第247回:今年最後に書いておくこと
先日ある授業のゲストとして、ハードル走者の為末大選手が講義をしてくれた。そのお話の中で最も印象に残ったのは“トップアスリートの目標設定の仕方”だ。
要約させて頂くと・・・いわゆる成功したスポーツ選手の目標の置き方には大きく二つのタイプがある。それは、幼い頃から将来を明確に描きそれに沿って毎日の努力をこなしてきたタイプと、目の前に置かれた課題や敵を一つ一つ乗り越えていくうちにいつの間にか大きな舞台で活躍していたタイプだ。要するに、どんなに離れた目標であってもそれに対して高いモチベーションを持って日々生活できるタイプと、あまり遠くは見ないけれどその場その場で自分のすべきことを着実に実行し積み重ねていけるタイプ。

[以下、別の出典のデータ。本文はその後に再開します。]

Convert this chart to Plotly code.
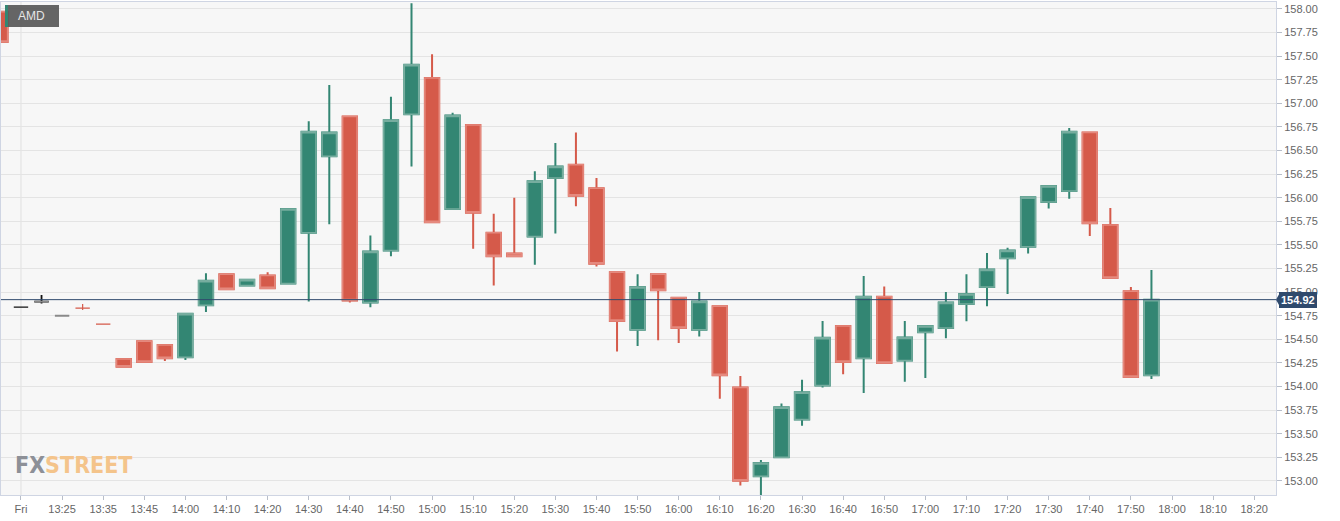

イチロー選手や本田圭佑選手は、言わずもがなの前者。小学生の頃に書いた作文が有名だ。でも一歩引いてみれば、彼ら以外にも数えきれないほど大勢の子供たちが夢を描き、何らかの形で記している。確かに有言実行は凄いけど、あくまで彼らの成長は確率論。たまたま面白いことを書いた子が成功したという話。逆に、為末さんの経験上、小さい頃からハッキリ目標設定していた訳ではないけれど、いつの間にかオリンピックに出ていた、と言う選手が実はたくさん存在する。
「小さい頃からの目標を見事叶えた」ってのはいかにも日本人の好きそうなサクセスストーリーだ。逆に「やるべきことを積み重ねていけば成功できるんだから、そんな背伸びした夢なんて持たなくていい」ってのはどうやったって見栄えが悪い。だからメディアは前者のタイプを見つけては持ち上げて、後者にはとことん冷たい。例えば柔道の場合、試合前の会見で目標を“優勝以外”に持とうものなら袋叩きにされてしまうだろう。
目標設定にしても、メディアの在り方にしても、どちらが正しいかは難しいところだ。でも、生まれ持ったタイプに沿った生き方をするのが最も効率が良いのは間違いない。無理して常に高い目標を描き続けるのは、とてもキツいことだからだ。
こんなことを書かせてもらってはいるが、実は、業界に染まった僕もやっぱり後者に対して牽制している部分があった。何となく、後者であってはいけないような気がしていた。でも今回為末さんのお話を聞いているうちに、自分は目の前のものを一つ一つ積み重ねていくタイプだと確信した。もちろん世界一になりたいって夢は強く持っているけれど、今の自分にそんなことを言う資格はないんじゃないかという弱気な気持ちと常に戦っていた。悲しいけれど少し背伸びしていたかもしれない。だからこれからは少し考え方を変えて、夢はひとまず先の方に置いておこう。そして、今の自分が目標にするべき身の丈に合った大会を一つ一つものにしていくことに全神経を集中していこうと思う。
今日で2014年が終わります。大きく環境が変わった今年、比較的調子が良かったにも関わらず最後の失敗で大きく沈んでしまった一年でした。相変わらず情けない自分ですが、色々と改革をして来年また挑戦していきたいと思っています。応援して下さった方々、本当にありがとうございました。来年もどうぞよろしくお願い致します。